1: Was there a Kona 1.5?

A continuing question is: Just what was the time frame for HP's leak probe? And, if it was halted, what prompted its resumption in January 2006?

Hurd and Mike Holston, HP's outside lawyer, both said on Friday that the company's investigation was divided into two phases. The first phase of the hunt--dubbed Kona I--ran from early 2005 through late summer that year, Morgan, Lewis & Bockius lawyer Holston said. The second phase--Kona II--started in late January of 2006, according to some accounts. It came after the publication on Jan. 23 of a CNET News.com story that included details from a January 2006 board retreat at a Marriott resort and spa in Indian Wells, Calif.

However, HP appears to have been investigating News.com's reporters before their Jan. 23 story appeared. Two News.com reporters have been told by a government investigator that their phone records were accessed the week of Jan. 17, a week before their article was published. In the case of Tom Krazit, the investigator told him that HP went after his phone records on Jan. 20, the day he called HP for comment. Reporter Dawn Kawamoto has been told by the investigator that her records were targeted on Jan. 17, three days before HP had been contacted for comment.

Also, HP's investigators used physical surveillance at a January board meeting, the company's outside lawyer said on Friday. HP did not immediately confirm whether that was the Indian Wells gathering. If it was, it indicates that Kona I may have ended months earlier, but HP's sleuths were nonetheless still on the case.

2: Just whose dumpster was that?
HP has already been soiled over the tactics used in its investigation, but the latest wrinkle was the disclosure that HP's outside investigators may have gone through certain individuals' trash.

Holston said Friday that Morgan, Lewis has evidence that "third party investigators may have conducted a search of individuals' trash" in February 2006. "However, at this time, we do not know who the targets of these efforts were," he said.

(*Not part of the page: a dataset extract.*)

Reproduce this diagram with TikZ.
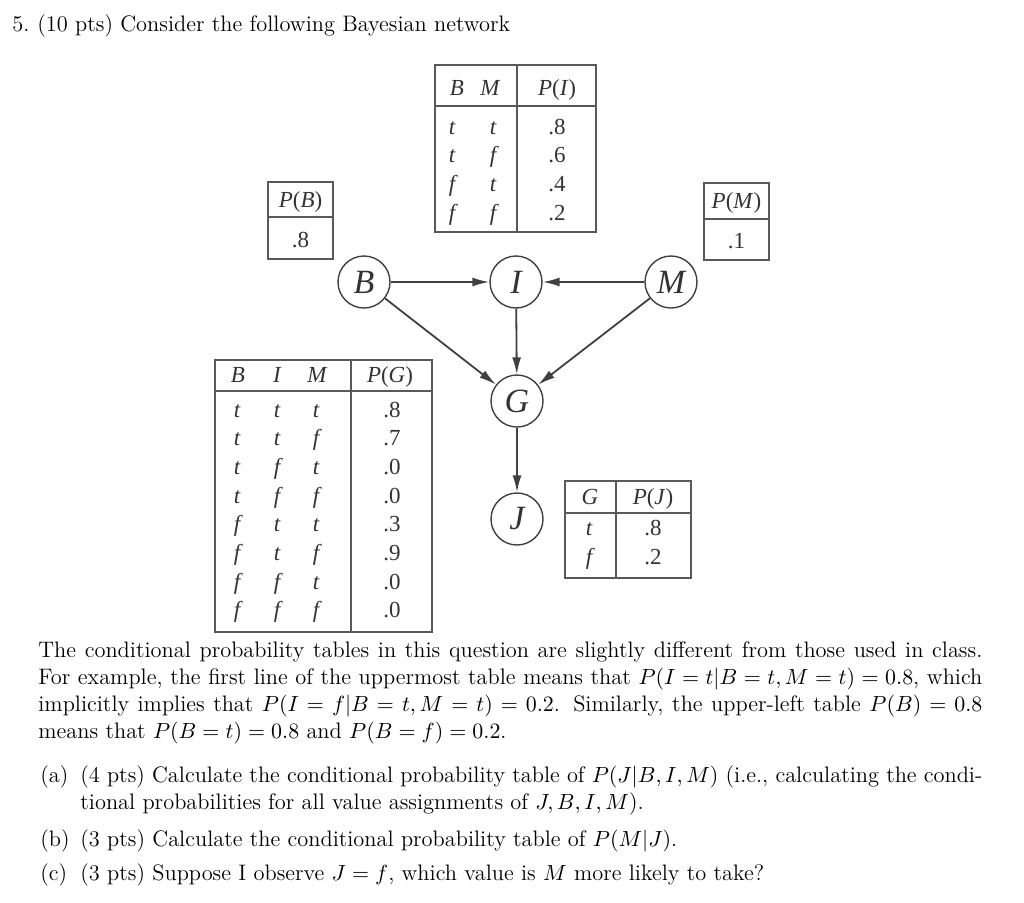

HP representatives have declined to say whose bins may have been raided or how many people's cans were overturned.

3: How did Hurd miss the details of the investigation?
Hurd characterized the investigation as one that was well-meaning, but that eventually went astray. "What began as an investigation with the best intentions has ended up turning in a direction we could not have possibly anticipated," he said.

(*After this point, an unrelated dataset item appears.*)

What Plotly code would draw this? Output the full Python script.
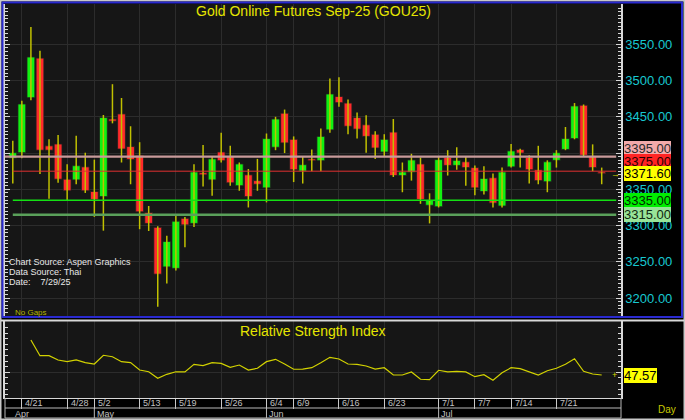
import plotly.graph_objects as go

# ---------------- data ----------------
dates = ["4/18", "4/21", "4/22", "4/23", "4/24", "4/25", "4/28", "4/29", "4/30",
         "5/2", "5/6", "5/7", "5/8", "5/9", "5/13", "5/14", "5/15", "5/16",
         "5/19", "5/20", "5/21", "5/22", "5/23", "5/26", "5/27", "5/28", "5/29", "5/30",
         "6/4", "6/5", "6/6", "6/9", "6/10", "6/11", "6/12", "6/13",
         "6/16", "6/17", "6/18", "6/19", "6/20", "6/23", "6/24", "6/25", "6/26", "6/27", "6/30",
         "7/1", "7/2", "7/3", "7/4", "7/7", "7/8", "7/9", "7/11",
         "7/14", "7/15", "7/16", "7/17", "7/18", "7/21", "7/22", "7/23", "7/24", "7/25", "7/29"]

opens = [3393, 3400.5, 3476.4, 3531, 3410, 3412.5, 3364, 3363, 3381,
         3347, 3340, 3447, 3454, 3409, 3397, 3318, 3297.6, 3243,
         3241, 3310, 3303, 3373, 3363, 3401.5, 3396, 3355, 3370, 3362,
         3352, 3408, 3455, 3419, 3375, 3392, 3389.5, 3432,
         3478, 3469, 3449, 3439, 3426, 3401.5, 3429, 3369, 3373.5, 3385, 3328,
         3326, 3394, 3383, 3388, 3380, 3347, 3366, 3327,
         3381, 3405, 3394, 3377, 3360.5, 3390, 3405, 3420, 3466, 3396, 3374]
highs = [3417, 3472, 3574, 3541, 3419, 3425, 3384.5, 3424, 3400.5,
         3391, 3452.5, 3495, 3476, 3437, 3415, 3327, 3299, 3286,
         3314, 3312, 3384.5, 3411, 3396, 3428, 3410, 3387, 3378, 3392,
         3427, 3450, 3460, 3423, 3396, 3405, 3434, 3503,
         3504.5, 3474, 3456, 3452, 3430, 3426, 3447, 3387, 3399, 3394, 3344.5,
         3395, 3404, 3408, 3396, 3383, 3382, 3372, 3380,
         3412.5, 3406, 3397, 3410, 3390, 3404, 3436, 3469, 3467, 3412, 3380]
lows = [3358, 3393, 3473, 3371, 3337, 3359, 3335, 3357, 3345,
        3312, 3293, 3441, 3387, 3357, 3295, 3292.5, 3188, 3220,
        3238, 3270, 3298, 3354, 3341, 3387, 3355, 3348, 3325, 3348,
        3332, 3404, 3400, 3360, 3358, 3375, 3375, 3428,
        3464, 3426, 3420, 3400.5, 3392, 3395, 3367, 3346, 3362, 3330, 3303,
        3325, 3369, 3377, 3355, 3342, 3343, 3325, 3325,
        3380, 3380, 3358, 3357, 3346, 3380, 3404, 3419, 3395, 3375, 3357]
closes = [3400.5, 3467.7, 3532.5, 3404, 3404, 3364, 3348, 3382.6, 3348,
          3336, 3449, 3444, 3405.6, 3391, 3319, 3303, 3233, 3278,
          3306, 3301, 3374, 3370, 3392, 3389.5, 3359, 3385, 3340, 3357,
          3420, 3447, 3414, 3377, 3384, 3389.5, 3423, 3481.5,
          3469.5, 3437, 3433, 3423, 3407, 3419, 3369, 3374, 3390.5, 3336, 3335,
          3391, 3383, 3390, 3380, 3352, 3365, 3331, 3374,
          3403, 3400, 3377, 3362, 3388, 3400.5, 3420, 3465, 3397, 3380, 3371.6]

rsi = [None, None, 78.8, 64.8, 64.8, 61.0, 59.5, 61.0, 58.6, 57.4, 65.2, 63.9, 59.5,
       58.6, 52.0, 50.5, 44.6, 48.2, 50.5, 50.3, 57.1, 55.9, 58.6, 58.0, 54.5, 56.5,
       52.0, 53.6, 59.5, 61.6, 57.4, 52.7, 52.9, 54.1, 58.6, 63.4, 61.9, 57.4, 57.1,
       55.6, 52.9, 54.1, 47.6, 47.6, 50.3, 43.8, 43.4, 51.8, 50.3, 50.9, 50.3, 46.1,
       47.9, 42.9, 49.6, 54.1, 53.2, 50.3, 47.6, 51.4, 53.6, 57.1, 62.1, 50.9, 48.5, 47.57]

date_ticks = ["4/21", "4/28", "5/2", "5/13", "5/19", "5/26", "6/4", "6/9",
              "6/16", "6/23", "7/1", "7/7", "7/14", "7/21"]
months = ["Apr", "May", "Jun", "Jul"]
month_start = ["4/18", "5/2", "6/4", "7/1"]

price_ticks = [3200, 3250, 3300, 3350, 3400, 3450, 3500, 3550]
levels = [3395.00, 3375.00, 3335.00, 3315.00]
last_price = 3371.60
last_rsi = 47.57

# ---------------- styling ----------------
W, H = 685, 420
ML, MR, MT, MB = 5, 64, 4, 22
PW = W - ML - MR
PH = H - MT - MB


def px_x(px):
    return (px - ML) / PW


def px_y(py):
    return (H - MB - py) / PH


FONT = "Liberation Sans, Arial, sans-serif"
NARROW = "Liberation Sans Narrow, Liberation Sans, Arial, sans-serif"
YEL = "#e6e600"
GRID = "#2c2c2c"
AXL = "#d8d8d8"

idx = list(range(len(dates)))
pos = {d: i for i, d in enumerate(dates)}
tickpos = [pos[d] for d in date_ticks]

xr = [-0.86, 67.13]
yr = [3175.3, 3605.6]
rr = [27.05, 95.8]

fig = go.Figure()

# wicks
wx, wy = [], []
for i in idx:
    wx += [i, i, None]
    wy += [lows[i], highs[i], None]
fig.add_trace(go.Scatter(x=wx, y=wy, mode="lines", line=dict(color="#c0c000", width=1.5),
                         hoverinfo="skip", showlegend=False, xaxis="x", yaxis="y"))

# bodies
bases = [min(o, c) for o, c in zip(opens, closes)]
hts = [max(abs(c - o), 2.0) for o, c in zip(opens, closes)]
cols = ["#11f011" if c >= o else "#ff2a2a" for o, c in zip(opens, closes)]
fig.add_trace(go.Bar(x=idx, y=hts, base=bases, width=0.86,
                     marker=dict(color=cols, line=dict(color="#202020", width=0.8)),
                     hoverinfo="skip", showlegend=False, xaxis="x", yaxis="y"))

# RSI
fig.add_trace(go.Scatter(x=idx, y=rsi, mode="lines", line=dict(color="#d2d200", width=1.2),
                         hoverinfo="skip", showlegend=False, xaxis="x2", yaxis="y2"))

# dummy traces so left-side tick axes render
fig.add_trace(go.Scatter(x=[0], y=[3400], mode="markers", marker=dict(size=0, opacity=0),
                         hoverinfo="skip", showlegend=False, xaxis="x", yaxis="y3"))
fig.add_trace(go.Scatter(x=[0], y=[50], mode="markers", marker=dict(size=0, opacity=0),
                         hoverinfo="skip", showlegend=False, xaxis="x2", yaxis="y4"))

main_dom = [px_y(316), 1]
rsi_dom = [0, px_y(321)]

minor_main = dict(dtick=5, tick0=0, ticks="inside", ticklen=3, tickcolor=AXL, tickwidth=1, showgrid=False)
minor_rsi = dict(dtick=5, tick0=0, ticks="inside", ticklen=3, tickcolor=AXL, tickwidth=1, showgrid=False)

fig.update_layout(
    width=W, height=H,
    margin=dict(l=ML, r=MR, t=MT, b=MB, pad=0),
    paper_bgcolor="#000000", plot_bgcolor="#161616",
    barmode="overlay", showlegend=False,
    font=dict(family=FONT),
    xaxis=dict(domain=[0, 1], range=xr, anchor="y", tickmode="array", tickvals=tickpos,
               showticklabels=False, ticks="", showgrid=True, gridcolor=GRID, gridwidth=1,
               zeroline=False, showline=False, fixedrange=True),
    xaxis2=dict(domain=[0, 1], range=xr, anchor="y2", tickmode="array", tickvals=tickpos,
                showticklabels=False, ticks="outside", ticklen=10, tickcolor="#c8c8c8", tickwidth=1,
                showgrid=True, gridcolor=GRID, zeroline=False,
                showline=True, linecolor=AXL, linewidth=1, fixedrange=True),
    yaxis=dict(domain=main_dom, range=yr, anchor="x", side="right", tickmode="array",
               tickvals=price_ticks,
               ticktext=["" if v == 3400 else f"{v:.2f}" for v in price_ticks],
               tickfont=dict(color="#18c8d0", size=13, family=FONT),
               ticks="inside", ticklen=5, tickcolor=AXL, minor=minor_main,
               showline=True, linecolor=AXL, linewidth=1.5,
               showgrid=True, gridcolor=GRID, zeroline=False, fixedrange=True),
    yaxis3=dict(overlaying="y", range=yr, anchor="x", side="left", tickmode="array",
                tickvals=price_ticks, showticklabels=False, ticks="inside", ticklen=5,
                tickcolor=AXL, minor=minor_main, showline=True, linecolor=AXL, linewidth=1.5,
                showgrid=False, zeroline=False, fixedrange=True),
    yaxis2=dict(domain=rsi_dom, range=rr, anchor="x2", side="right", tickmode="array",
                tickvals=[50], showticklabels=False, ticks="inside", ticklen=5, tickcolor=AXL,
                minor=minor_rsi, showline=True, linecolor=AXL, linewidth=1.5,
                showgrid=True, gridcolor=GRID, zeroline=False, fixedrange=True),
    yaxis4=dict(overlaying="y2", range=rr, anchor="x2", side="left", tickmode="array",
                tickvals=[50], showticklabels=False, ticks="inside", ticklen=5, tickcolor=AXL,
                minor=minor_rsi, showline=True, linecolor=AXL, linewidth=1.5,
                showgrid=False, zeroline=False, fixedrange=True),
)

shapes = []
# outer light frame
shapes.append(dict(type="rect", xref="paper", yref="paper", x0=px_x(0.5), x1=px_x(684.5),
                   y0=px_y(419.5), y1=px_y(0.5), line=dict(color="#c8c8c8", width=2), layer="above"))
# blue panel border
shapes.append(dict(type="rect", xref="paper", yref="paper", x0=px_x(2.5), x1=px_x(682),
                   y0=px_y(317), y1=px_y(2.5), line=dict(color="#2a2ad0", width=2), layer="above"))
# separator between panels
shapes.append(dict(type="line", xref="paper", yref="paper", x0=px_x(1), x1=px_x(684),
                   y0=px_y(320.5), y1=px_y(320.5), line=dict(color="#d8d8d8", width=2), layer="above"))
# date rows
for yy in (408, 418):
    shapes.append(dict(type="line", xref="paper", yref="paper", x0=0, x1=1,
                       y0=px_y(yy), y1=px_y(yy), line=dict(color="#b8b8b8", width=1)))
shapes.append(dict(type="line", xref="paper", yref="paper", x0=0, x1=0,
                   y0=px_y(418), y1=px_y(398), line=dict(color="#b8b8b8", width=1)))
shapes.append(dict(type="line", xref="paper", yref="paper", x0=1, x1=1,
                   y0=px_y(418), y1=px_y(398), line=dict(color="#b8b8b8", width=1)))
for m in month_start[1:]:
    shapes.append(dict(type="line", xref="x2", yref="paper", x0=pos[m], x1=pos[m],
                       y0=px_y(418), y1=px_y(408), line=dict(color="#b8b8b8", width=1)))
# support / resistance lines
lvl_line = {3395.00: ("#c89a9a", 2.2, -0.86), 3375.00: ("#e03030", 1, 0),
            3335.00: ("#14e014", 1.5, 0), 3315.00: ("#5aa05a", 2.5, 0)}
for lv in levels:
    c, w, x0 = lvl_line[lv]
    shapes.append(dict(type="line", xref="x", yref="y", x0=x0, x1=66.6, y0=lv, y1=lv,
                       line=dict(color=c, width=w), layer="above"))
fig.update_layout(shapes=shapes)

ann = []
ann.append(dict(text="Gold Online Futures Sep-25 (GOU25)", xref="paper", yref="paper",
                x=0.5, y=px_y(11), xanchor="center", yanchor="middle", showarrow=False,
                font=dict(color=YEL, size=14, family=FONT)))
ann.append(dict(text="Relative Strength Index", xref="paper", yref="paper",
                x=0.5, y=px_y(331), xanchor="center", yanchor="middle", showarrow=False,
                font=dict(color=YEL, size=14, family=FONT)))
for txt, yy in (("Chart Source: Aspen Graphics", 262.3), ("Data Source: Thai", 272.3),
                ("Date:\u00a0\u00a0\u00a0\u00a07/29/25", 282.3)):
    ann.append(dict(text=txt, xref="paper", yref="paper", x=px_x(6.5), y=px_y(yy),
                    xanchor="left", yanchor="middle", showarrow=False,
                    font=dict(color="#e8e8e8", size=9, family=FONT)))
ann.append(dict(text="No Gaps", xref="paper", yref="paper", x=px_x(12.5), y=px_y(312.5),
                xanchor="left", yanchor="middle", showarrow=False,
                font=dict(color="#b4b400", size=8, family=FONT)))
for d in date_ticks:
    ann.append(dict(text=d, xref="x2", yref="paper", x=pos[d], y=px_y(403.5), xshift=1.5,
                    xanchor="left", yanchor="middle", showarrow=False,
                    font=dict(color="#c0c0c0", size=9, family=NARROW)))
for m, d in zip(months, month_start):
    ann.append(dict(text=m, xref="x2", yref="paper", x=pos[d], y=px_y(413.5), xshift=0.5,
                    xanchor="left", yanchor="middle", showarrow=False,
                    font=dict(color="#c0c0c0", size=9, family=NARROW)))
ann.append(dict(text="Day", xref="paper", yref="paper", x=px_x(656), y=px_y(409),
                xanchor="left", yanchor="middle", showarrow=False,
                font=dict(color="#c8c800", size=10, family=FONT)))

box_style = {3395.00: ("#f2aaaa", "#2a2a2a", 8.5), 3375.00: ("#ff2424", "#2a0000", 10),
             3335.00: ("#00ee00", "#002800", 0), 3315.00: ("#98e498", "#102810", 0)}
for lv in levels:
    bg, fc, ys = box_style[lv]
    ann.append(dict(text=f"{lv:.2f}", xref="paper", yref="y", x=1, y=lv, xshift=3, yshift=ys,
                    xanchor="left", yanchor="middle", showarrow=False, bgcolor=bg,
                    borderpad=0, borderwidth=0, font=dict(color=fc, size=13, family=FONT)))
ann.append(dict(text=f"{last_price:.2f}", xref="paper", yref="y", x=1, y=last_price, xshift=3,
                xanchor="left", yanchor="middle", showarrow=False, bgcolor="#ffff00",
                borderpad=0, borderwidth=0, font=dict(color="#000000", size=13, family=FONT)))
ann.append(dict(text="→", xref="paper", yref="y", x=px_x(615), y=last_price,
                xanchor="center", yanchor="middle", showarrow=False,
                font=dict(color="#d8d800", size=9, family=FONT)))
ann.append(dict(text=f"{last_rsi:.2f}", xref="paper", yref="y2", x=1, y=last_rsi, xshift=3,
                xanchor="left", yanchor="middle", showarrow=False, bgcolor="#ffff00",
                borderpad=0, borderwidth=0, font=dict(color="#000000", size=13, family=FONT)))
ann.append(dict(text="+", xref="paper", yref="y2", x=px_x(614), y=last_rsi,
                xanchor="center", yanchor="middle", showarrow=False,
                font=dict(color="#d8d800", size=9, family=FONT)))
fig.update_layout(annotations=ann)

fig.write_html("out.html", config={"displayModeBar": False},
               post_script="document.body.style.margin='0px';document.body.style.overflow='hidden';")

That point is far from settled, however, particularly since Hurd was notified about several key elements of the probe, and regular updates were provided to Dunn and, according to Holston, "to a lesser extent, to (general counsel) Ann Baskins."

Hurd said Friday that he "attended a brief portion of a meeting" that covered the results of the first phase of the leak probe. As for the second phase, he said he got a draft report summarizing the second phase of the company's leak investigation, but did not read it. He also said he attended a March meeting "at which a verbal summary of the second phase of the investigation was provided."

Also, he said he approved the notion and content of a fake e-mail sent to a News.com reporter, but not the tracer technology that could have allowed the company to see who opened the attachment.

4: Who received Fred Adler's warning?
According to The Wall Street Journal, HP security worker Fred Adler sent a warning to others at the company that the pretexting could be illegal. The Journal article does not say who at HP got that e-mail. Neither Hurd nor Holston addressed that matter on Friday.

An HP representative did not immediately provide comment when asked who received Adler's message.

5: Are there more shoes to drop?
Morgan, Lewis has said it has more than 1 million pages of documents, many of which have yet to be reviewed. Hurd has said that there may be more details out there.

"I believe we now have a number of the substantial facts," he said. "Although there may be others, I am confident that we have a good understanding about what has transpired around the investigations."

There are ongoing criminal investigations by both federal and state authorities. And, although reporters did not get to ask questions last Friday, Congress will be able to press HP executives at Thursday's hearing.